Agora, a Comissão dos Direitos Humanos das Nações Unidas prepara-se para divulgar um relatório de 545 páginas, no qual levanta a possibilidade de se ter verificado um genocídio perpetrado pelas forças ruandesas, com o apoio do Uganda, ao longo dos anos 90 na República Democrática do Congo.
Convém relembrar que na base deste conflito estiveram divisões étnicas, remontando ao período compreendido entre Abril e Junho de 1994, quando hutus extremistas provocaram o genocídio de 800 mil tutsis e hutus moderados no Ruanda. Violência extrema com a maior parte das pessoas serem mortas à catanada.
Assim que os tutsis tomaram o poder em Kigali, em Junho desse ano com a eleição do Presidente Paul Kagame, encetaram uma política de vingança contra todos os hutus no país que, entretanto, já tinham fugido para o vizinho Zaire, receando as represálias do Exército ruandês, uma vez que estavam cientes de não iria ser feita qualquer distinção entre os hutus que foram responsáveis pelo genocídio e os restantes hutus, simples cidadãos ruandeses, agora em fuga.
Rapidamente o conflito se alastrou ao Zaire, com violentas incursões das forças ruandesas lideradas por tutsis em buscas das milícias hutus. O território do ainda Zaire tornou-se um palco de perseguições e de morte sistemática, onde desta vez os alvos eram os hutus e o próprio regime liderado pelo histórico Mobutu Sese Seko, que deu apoio aos hutus, nomeadamente abrigo aos mais extermistas envolvidos no genocídio de 1994.

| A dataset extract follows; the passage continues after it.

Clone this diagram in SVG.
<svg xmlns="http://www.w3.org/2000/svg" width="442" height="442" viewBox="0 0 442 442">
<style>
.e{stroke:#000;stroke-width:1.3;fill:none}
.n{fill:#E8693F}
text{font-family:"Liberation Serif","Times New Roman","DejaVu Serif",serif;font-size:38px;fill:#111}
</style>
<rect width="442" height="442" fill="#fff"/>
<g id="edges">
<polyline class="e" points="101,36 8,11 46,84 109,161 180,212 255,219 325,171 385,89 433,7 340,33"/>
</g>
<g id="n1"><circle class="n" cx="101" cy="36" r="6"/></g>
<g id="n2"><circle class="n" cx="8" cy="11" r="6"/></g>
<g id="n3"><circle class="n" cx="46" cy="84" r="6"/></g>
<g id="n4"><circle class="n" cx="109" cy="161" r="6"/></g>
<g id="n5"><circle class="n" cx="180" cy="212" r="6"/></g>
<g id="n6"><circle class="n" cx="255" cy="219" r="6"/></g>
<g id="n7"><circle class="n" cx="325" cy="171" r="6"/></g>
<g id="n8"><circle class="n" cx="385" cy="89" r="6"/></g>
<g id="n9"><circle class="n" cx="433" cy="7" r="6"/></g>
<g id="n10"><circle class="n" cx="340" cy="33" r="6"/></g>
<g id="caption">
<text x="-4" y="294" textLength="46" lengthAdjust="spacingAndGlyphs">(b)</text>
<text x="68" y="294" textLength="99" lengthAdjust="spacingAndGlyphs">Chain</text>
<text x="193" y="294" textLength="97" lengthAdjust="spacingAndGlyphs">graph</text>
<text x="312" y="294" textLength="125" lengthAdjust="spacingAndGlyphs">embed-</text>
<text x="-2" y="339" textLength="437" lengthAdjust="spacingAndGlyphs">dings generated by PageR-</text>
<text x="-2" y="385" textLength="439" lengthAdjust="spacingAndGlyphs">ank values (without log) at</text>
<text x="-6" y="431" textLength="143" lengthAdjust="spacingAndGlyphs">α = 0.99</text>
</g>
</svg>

As forças ruandesas no Zaire tiveram o apoio do Uganda, na tarefa de ajudar o congolês Laurent Kabila do AFDL a depor Mobutu. Este acaba por cair em 1997, e assim que Kabila chega ao poder, rebaptiza o país para República Democrática do Congo (RDC), mas rapidamente Kigali percebe que o novo Presidente não vai conseguir destruir as milícias hutus.

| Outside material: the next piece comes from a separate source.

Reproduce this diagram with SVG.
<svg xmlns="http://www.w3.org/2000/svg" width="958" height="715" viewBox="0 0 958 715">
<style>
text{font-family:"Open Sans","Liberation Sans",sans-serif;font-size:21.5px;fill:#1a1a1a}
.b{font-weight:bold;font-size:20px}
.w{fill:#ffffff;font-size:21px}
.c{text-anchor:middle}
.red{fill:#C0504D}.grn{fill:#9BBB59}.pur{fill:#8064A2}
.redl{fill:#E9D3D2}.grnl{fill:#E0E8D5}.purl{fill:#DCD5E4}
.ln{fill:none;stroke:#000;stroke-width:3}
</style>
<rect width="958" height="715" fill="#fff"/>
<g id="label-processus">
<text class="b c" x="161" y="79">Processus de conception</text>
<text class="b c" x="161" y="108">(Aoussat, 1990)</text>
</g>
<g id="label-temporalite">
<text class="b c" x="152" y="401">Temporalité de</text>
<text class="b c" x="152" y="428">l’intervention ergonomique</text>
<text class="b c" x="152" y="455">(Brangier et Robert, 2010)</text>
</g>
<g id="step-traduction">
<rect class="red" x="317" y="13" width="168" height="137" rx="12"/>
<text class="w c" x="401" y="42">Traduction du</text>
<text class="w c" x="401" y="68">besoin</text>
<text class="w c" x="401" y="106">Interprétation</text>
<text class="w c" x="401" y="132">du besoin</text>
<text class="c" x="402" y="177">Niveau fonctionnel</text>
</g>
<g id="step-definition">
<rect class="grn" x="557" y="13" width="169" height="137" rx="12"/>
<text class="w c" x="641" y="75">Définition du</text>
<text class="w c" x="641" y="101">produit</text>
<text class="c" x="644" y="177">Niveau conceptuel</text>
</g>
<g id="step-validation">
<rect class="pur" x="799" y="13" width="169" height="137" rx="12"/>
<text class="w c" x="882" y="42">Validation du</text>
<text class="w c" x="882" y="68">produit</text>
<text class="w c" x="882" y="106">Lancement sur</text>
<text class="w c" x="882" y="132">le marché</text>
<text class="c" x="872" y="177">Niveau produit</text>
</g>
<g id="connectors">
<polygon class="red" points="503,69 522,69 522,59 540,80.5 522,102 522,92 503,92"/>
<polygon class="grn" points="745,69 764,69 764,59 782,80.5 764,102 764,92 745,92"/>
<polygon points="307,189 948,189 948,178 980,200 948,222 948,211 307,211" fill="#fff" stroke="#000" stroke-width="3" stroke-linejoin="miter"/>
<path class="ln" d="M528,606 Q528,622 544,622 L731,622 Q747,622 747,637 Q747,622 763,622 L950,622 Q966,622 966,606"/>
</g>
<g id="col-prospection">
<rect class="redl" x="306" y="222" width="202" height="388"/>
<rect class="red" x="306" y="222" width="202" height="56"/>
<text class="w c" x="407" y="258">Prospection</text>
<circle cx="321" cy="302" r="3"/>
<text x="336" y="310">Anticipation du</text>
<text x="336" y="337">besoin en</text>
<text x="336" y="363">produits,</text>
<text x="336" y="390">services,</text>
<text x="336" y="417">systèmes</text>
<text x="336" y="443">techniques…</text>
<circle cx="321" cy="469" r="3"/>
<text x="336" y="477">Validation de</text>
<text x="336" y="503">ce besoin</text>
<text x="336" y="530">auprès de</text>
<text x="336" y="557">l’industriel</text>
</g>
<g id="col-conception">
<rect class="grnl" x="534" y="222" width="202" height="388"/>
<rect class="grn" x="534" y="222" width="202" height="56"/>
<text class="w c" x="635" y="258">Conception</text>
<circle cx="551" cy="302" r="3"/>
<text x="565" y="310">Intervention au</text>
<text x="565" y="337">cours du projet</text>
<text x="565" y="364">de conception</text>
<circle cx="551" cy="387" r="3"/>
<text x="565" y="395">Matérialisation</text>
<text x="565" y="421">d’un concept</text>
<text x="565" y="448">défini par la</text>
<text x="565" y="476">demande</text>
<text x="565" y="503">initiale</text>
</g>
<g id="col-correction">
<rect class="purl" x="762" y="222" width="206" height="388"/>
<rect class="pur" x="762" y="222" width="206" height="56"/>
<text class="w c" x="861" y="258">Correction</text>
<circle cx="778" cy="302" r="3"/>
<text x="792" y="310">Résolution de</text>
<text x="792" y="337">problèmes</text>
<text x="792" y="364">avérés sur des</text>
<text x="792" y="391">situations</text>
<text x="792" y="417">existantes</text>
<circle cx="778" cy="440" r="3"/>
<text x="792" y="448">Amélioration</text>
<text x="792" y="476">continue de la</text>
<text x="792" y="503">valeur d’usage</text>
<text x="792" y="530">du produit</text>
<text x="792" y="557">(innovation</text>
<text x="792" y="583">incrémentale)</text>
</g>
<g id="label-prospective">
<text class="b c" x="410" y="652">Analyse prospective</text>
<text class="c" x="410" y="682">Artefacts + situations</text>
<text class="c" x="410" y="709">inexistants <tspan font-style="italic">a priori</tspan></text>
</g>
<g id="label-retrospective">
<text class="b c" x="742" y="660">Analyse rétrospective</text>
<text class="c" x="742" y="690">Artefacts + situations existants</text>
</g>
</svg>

É então que o Ruanda inicia uma outra tentativa para derrubar pela segunda vez num espaço de pouco tempo um Presidente em Kinshasa. Mas desta vez, Kabila vai resistir e pede ajuda a Angola, à Namíbia e ao Zimbabwe.
Nos cinco anos seguintes, a RDC vai ter no seu território forças de seis países, que se vão digladiar num conflito brutal que vai ultrapassar as barreiras étnicas, para passar a assentar numa lógica de controlo de território e recursos minerais.

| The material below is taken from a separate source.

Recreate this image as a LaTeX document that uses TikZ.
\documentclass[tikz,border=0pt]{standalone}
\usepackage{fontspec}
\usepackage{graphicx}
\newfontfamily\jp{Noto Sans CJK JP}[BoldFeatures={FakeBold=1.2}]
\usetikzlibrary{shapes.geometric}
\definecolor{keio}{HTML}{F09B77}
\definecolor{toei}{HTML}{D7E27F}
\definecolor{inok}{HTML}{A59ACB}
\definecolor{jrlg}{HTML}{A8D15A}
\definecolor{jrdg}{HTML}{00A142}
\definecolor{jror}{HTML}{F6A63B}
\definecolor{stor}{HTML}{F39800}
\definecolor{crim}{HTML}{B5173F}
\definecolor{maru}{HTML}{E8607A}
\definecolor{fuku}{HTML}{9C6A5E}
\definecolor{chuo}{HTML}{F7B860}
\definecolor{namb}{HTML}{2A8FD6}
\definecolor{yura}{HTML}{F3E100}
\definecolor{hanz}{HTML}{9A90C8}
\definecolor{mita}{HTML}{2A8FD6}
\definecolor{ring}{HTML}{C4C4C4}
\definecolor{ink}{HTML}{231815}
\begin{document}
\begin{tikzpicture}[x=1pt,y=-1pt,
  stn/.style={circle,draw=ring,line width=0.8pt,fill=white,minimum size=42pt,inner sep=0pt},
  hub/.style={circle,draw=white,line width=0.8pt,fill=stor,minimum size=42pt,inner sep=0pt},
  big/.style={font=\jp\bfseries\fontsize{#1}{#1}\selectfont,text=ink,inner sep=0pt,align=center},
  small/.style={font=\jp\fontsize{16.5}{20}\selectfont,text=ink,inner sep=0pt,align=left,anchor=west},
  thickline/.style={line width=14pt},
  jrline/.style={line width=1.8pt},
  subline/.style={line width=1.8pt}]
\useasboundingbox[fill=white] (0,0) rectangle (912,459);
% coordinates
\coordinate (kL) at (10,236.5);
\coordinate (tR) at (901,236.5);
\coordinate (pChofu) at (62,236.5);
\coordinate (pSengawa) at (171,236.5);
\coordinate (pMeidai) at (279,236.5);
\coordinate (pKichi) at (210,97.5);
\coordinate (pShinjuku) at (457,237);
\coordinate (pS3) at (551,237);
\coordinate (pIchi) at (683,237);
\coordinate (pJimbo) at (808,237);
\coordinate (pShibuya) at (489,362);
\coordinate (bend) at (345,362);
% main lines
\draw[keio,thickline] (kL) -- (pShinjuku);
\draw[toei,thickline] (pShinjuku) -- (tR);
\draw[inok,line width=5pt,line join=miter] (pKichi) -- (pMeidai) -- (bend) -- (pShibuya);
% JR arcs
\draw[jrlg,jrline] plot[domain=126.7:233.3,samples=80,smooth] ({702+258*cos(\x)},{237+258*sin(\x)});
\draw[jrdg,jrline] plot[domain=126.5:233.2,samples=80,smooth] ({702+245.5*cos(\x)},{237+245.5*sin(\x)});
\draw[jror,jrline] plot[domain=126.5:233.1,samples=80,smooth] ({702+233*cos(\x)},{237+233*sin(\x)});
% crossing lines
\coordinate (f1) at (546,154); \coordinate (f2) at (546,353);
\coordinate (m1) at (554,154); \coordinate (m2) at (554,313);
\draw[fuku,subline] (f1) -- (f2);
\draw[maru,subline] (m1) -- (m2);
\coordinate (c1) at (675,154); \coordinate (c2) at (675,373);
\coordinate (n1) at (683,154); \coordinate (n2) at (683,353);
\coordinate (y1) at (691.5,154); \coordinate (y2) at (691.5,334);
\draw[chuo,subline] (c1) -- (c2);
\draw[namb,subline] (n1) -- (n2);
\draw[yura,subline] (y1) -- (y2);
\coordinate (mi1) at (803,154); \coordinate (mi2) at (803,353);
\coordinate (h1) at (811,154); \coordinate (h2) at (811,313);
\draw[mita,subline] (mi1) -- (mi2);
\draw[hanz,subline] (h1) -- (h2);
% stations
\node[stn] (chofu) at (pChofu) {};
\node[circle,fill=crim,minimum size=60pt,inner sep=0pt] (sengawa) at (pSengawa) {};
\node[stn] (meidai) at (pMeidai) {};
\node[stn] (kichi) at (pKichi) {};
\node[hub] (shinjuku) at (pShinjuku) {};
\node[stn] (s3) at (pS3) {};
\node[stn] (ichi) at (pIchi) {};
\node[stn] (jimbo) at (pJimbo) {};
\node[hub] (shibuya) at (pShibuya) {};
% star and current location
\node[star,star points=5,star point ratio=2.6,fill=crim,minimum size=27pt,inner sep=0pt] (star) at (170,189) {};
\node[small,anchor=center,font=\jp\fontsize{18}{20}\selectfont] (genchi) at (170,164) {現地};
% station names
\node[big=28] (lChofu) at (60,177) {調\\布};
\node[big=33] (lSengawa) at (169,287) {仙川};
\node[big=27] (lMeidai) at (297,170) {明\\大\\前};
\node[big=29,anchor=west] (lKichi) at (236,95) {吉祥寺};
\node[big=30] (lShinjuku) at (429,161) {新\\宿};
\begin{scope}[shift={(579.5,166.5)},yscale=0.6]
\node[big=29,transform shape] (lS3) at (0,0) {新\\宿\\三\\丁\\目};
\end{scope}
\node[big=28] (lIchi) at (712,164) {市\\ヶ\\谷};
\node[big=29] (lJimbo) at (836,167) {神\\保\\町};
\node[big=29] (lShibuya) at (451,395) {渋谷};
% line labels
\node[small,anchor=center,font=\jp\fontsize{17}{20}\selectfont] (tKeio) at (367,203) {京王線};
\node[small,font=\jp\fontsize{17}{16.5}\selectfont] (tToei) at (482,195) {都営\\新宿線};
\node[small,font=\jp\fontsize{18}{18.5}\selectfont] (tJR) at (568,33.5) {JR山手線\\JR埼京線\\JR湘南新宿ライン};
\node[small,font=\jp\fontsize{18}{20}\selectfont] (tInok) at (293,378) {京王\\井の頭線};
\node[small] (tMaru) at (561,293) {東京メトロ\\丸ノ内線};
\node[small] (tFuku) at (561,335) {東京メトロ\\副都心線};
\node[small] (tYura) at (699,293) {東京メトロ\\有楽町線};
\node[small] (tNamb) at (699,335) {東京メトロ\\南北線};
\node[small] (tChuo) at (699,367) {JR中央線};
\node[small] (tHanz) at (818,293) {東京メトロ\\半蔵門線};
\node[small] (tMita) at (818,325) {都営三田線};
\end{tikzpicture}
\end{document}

Além dos cobiçados diamantes ou outras riquezas, os países envolvidos no conflito sabiam que no subsolo congolês repousavam quase 80 por cento das reservas mundiais de um dos mais preciosos minérios para as sociedades pós-modernas, mas também um dos mais desconhecidos para lá de Silicon Valey ou da comunidade de alta tecnologia: o coltan. Estima-se que o Brasil tenha outros 5 por cento, tal como a Tailândia e a Austrália possua 10 por cento.
O coltan, neste momento muito mais cobiçado do que o ouro, é uma mistura de dois minérios, a columbita e a tantalita. Do primeiro é extraído o nióbio e do segundo o tântalo, ambos com características únicas para a produção de materiais utilizados em dispositivos tecnológicos de vanguarda e portáteis, tais como telemóveis, laptops, GPS, televisores de plasma, satélites, entre outros.